Our trip to San Francisco was coincidentally during Pride 2010! Over the ten days we spent in the bay area, I had quite the range of experiences, mostly too exhausting to write about in any detail right now. Zoo, Alcatraz, random joints, aquarium, fun sex, open container citation, bums, DANCING, bartering, record stores, clubs, girlsgirlsgirls, boysboysboys, Diggnation, free alcohol, DRIVING, ice machines, missing my beautiful animals and my beautiful keyboard. If nothing else the trip served to remind me of who I am and whom I’d rather be. Pure inspiration, even the shitty parts.

I am still broke but yoga and meditation are free.

Now I realize that I’ve been doing it all wrong, this battle with my brain. It’s not about rewarding myself when I resist something I want to resist, especially when the the reward is another negative thing to my body. The reward is in the resistance itself.
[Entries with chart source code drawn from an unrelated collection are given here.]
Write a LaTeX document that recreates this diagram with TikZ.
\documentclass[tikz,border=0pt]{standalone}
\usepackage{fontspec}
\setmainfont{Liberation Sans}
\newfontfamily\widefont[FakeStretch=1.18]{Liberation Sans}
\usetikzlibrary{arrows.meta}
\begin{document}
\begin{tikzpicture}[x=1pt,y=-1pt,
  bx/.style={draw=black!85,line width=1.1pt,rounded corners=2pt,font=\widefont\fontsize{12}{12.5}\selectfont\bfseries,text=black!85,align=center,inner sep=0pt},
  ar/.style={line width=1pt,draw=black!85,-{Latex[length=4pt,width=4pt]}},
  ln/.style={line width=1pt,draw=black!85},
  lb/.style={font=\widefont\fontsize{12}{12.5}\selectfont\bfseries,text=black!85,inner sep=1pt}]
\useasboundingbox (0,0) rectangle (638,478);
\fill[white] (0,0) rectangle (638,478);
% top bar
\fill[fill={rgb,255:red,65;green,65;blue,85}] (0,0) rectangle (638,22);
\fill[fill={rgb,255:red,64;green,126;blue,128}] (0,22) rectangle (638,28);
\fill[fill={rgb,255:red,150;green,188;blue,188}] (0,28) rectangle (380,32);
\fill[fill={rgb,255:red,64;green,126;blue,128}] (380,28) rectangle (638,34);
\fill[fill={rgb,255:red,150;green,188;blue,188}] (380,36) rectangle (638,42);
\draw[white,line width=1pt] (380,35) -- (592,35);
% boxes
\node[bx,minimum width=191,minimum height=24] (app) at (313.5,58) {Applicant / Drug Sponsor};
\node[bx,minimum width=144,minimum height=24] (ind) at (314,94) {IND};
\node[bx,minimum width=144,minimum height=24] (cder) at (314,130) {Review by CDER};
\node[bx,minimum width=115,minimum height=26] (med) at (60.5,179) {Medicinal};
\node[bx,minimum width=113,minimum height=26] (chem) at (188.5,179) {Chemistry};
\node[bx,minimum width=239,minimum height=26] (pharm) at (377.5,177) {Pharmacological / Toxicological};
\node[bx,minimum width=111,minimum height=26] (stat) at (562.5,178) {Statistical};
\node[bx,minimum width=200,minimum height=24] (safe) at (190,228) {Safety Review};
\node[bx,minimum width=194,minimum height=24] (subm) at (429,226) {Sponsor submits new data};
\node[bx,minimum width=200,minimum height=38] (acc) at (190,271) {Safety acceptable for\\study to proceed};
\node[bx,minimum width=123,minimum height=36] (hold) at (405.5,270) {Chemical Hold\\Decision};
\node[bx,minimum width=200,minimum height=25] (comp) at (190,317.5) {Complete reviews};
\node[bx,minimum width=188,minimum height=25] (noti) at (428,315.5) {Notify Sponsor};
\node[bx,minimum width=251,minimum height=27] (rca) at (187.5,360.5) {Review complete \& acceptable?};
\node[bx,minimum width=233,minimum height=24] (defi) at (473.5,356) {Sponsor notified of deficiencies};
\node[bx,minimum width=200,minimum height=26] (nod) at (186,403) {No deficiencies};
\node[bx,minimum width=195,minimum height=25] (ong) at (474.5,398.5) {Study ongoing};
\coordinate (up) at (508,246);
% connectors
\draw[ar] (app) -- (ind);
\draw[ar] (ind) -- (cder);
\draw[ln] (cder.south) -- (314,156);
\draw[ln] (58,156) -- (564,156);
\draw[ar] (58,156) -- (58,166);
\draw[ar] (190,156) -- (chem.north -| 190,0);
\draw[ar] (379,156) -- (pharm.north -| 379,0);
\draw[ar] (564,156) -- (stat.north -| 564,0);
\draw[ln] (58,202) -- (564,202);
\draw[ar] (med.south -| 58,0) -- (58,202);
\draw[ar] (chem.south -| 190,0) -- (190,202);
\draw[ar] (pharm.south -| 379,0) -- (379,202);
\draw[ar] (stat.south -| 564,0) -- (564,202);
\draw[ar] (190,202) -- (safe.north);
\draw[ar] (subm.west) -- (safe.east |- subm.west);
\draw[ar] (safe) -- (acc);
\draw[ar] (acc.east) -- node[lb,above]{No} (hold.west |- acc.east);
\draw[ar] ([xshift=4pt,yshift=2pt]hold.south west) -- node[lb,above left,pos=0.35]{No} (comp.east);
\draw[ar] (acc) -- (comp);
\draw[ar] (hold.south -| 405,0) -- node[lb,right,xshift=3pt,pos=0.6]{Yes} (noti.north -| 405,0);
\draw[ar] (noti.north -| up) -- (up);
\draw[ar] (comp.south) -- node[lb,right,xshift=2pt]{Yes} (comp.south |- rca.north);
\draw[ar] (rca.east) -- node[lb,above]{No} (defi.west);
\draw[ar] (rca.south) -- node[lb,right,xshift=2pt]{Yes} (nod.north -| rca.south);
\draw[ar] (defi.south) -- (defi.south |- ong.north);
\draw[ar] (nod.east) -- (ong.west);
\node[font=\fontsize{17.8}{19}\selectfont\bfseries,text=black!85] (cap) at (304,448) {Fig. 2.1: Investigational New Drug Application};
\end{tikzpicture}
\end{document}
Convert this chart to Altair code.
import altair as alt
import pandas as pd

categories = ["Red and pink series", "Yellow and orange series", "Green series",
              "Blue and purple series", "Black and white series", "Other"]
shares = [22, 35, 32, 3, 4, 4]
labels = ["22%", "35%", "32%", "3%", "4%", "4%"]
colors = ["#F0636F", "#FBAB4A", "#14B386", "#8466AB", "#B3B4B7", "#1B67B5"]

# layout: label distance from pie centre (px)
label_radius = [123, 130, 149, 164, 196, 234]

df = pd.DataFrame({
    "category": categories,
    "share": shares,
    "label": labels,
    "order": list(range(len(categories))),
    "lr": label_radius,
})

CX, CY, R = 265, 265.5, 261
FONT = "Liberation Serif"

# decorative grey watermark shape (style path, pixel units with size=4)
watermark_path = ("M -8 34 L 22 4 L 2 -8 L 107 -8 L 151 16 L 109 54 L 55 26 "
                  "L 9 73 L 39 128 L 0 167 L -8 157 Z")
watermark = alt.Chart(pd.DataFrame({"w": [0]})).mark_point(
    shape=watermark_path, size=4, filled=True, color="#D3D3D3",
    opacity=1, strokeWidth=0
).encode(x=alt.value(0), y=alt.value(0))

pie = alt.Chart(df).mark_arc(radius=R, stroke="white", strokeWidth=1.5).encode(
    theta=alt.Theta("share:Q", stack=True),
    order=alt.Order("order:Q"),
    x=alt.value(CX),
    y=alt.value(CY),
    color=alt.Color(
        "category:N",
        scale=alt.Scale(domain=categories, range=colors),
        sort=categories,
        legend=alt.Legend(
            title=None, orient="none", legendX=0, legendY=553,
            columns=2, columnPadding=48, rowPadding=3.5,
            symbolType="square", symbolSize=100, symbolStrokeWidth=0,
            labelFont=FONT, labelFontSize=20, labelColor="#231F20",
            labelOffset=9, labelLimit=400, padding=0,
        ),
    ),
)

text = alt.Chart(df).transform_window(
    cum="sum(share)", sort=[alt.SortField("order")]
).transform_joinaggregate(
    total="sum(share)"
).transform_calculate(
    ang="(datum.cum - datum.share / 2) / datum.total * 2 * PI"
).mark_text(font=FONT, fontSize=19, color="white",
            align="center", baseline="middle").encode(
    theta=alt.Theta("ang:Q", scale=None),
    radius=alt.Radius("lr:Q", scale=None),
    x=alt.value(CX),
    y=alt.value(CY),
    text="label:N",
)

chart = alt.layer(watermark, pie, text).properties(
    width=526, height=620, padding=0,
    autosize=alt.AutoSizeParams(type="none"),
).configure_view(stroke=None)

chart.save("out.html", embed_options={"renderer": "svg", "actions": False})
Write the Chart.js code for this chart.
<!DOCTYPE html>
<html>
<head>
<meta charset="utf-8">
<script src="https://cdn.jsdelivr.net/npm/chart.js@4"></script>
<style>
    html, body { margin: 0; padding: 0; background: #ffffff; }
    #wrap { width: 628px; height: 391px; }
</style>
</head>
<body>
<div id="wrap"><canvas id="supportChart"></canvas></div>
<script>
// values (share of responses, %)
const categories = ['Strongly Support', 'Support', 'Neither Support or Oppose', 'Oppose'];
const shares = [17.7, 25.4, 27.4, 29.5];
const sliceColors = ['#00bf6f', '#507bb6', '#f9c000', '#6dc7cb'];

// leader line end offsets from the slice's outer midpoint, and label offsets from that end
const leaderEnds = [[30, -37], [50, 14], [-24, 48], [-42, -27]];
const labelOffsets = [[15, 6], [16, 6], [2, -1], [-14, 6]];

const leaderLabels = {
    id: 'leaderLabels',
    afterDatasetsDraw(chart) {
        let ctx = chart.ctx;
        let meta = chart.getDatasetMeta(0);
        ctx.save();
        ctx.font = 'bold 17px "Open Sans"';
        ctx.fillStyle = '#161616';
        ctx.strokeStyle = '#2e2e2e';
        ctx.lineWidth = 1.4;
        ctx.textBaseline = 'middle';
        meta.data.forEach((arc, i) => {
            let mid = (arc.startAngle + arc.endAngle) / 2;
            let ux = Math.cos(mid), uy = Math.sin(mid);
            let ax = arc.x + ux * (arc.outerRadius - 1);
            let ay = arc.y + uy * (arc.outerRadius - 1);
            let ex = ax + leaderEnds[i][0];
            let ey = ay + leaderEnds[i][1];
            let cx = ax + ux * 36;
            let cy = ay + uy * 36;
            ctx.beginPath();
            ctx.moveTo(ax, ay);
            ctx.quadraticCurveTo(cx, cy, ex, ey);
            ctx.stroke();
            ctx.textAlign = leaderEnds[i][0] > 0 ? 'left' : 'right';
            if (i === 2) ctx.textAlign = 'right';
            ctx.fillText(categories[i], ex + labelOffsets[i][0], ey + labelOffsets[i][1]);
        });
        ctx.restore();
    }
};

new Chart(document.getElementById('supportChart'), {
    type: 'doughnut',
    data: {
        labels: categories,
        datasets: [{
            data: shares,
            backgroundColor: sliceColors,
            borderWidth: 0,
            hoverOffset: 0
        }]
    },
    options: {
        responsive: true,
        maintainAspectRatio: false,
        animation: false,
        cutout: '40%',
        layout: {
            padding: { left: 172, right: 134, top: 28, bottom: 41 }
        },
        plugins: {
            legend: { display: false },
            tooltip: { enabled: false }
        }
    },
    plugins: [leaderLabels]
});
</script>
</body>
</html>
I started a bit of a body detox today. Nearly two weeks of drinking and eating junk non stop while on vacation in San Francisco has taken it’s toll. I’ll still be drinking, likely, but I’m pairing my unabashed alcoholism will all other things healthy. I haven’t smoked more than five cigarettes in the last five weeks, though I did go through a few cheap cigars and the green smoke will never stop entering my lungs. Today
I have begun consuming large quantities of green tea with fresh blueberries and lemons smashed into it. This week I will only be eating things that are real food, nothing processed and very few carbs. Carrots, cucumbers, mushrooms, bananas, pineapple, lemons, strawberries, blueberries, beans and such. Doubtless, this attention to my body and mind will pay off.

Monday night was nice, back in the comfortable world of drunken friends. Tuesday night was even more lovely at Laura’s eviction party: drink, snort, dance, sing, talk, BOHEMIAN RHAPSODY, police, sprinklers, jumping balconies, hiding in closets and under beds, huge pupils. Ah, how ordinary in our lives but still so refreshing! We must create, oh you beautiful humans, this is our world.

Today is the day.
The beginning.
I have a lot of work to do, to become this person that I’ve been harboring within myself for years now. I will become what I want, I will change my name, I will adventure and love and live. My motivation has never been more grounded, my determination has never been more powerful. In a way, I am bringing each one of you with me.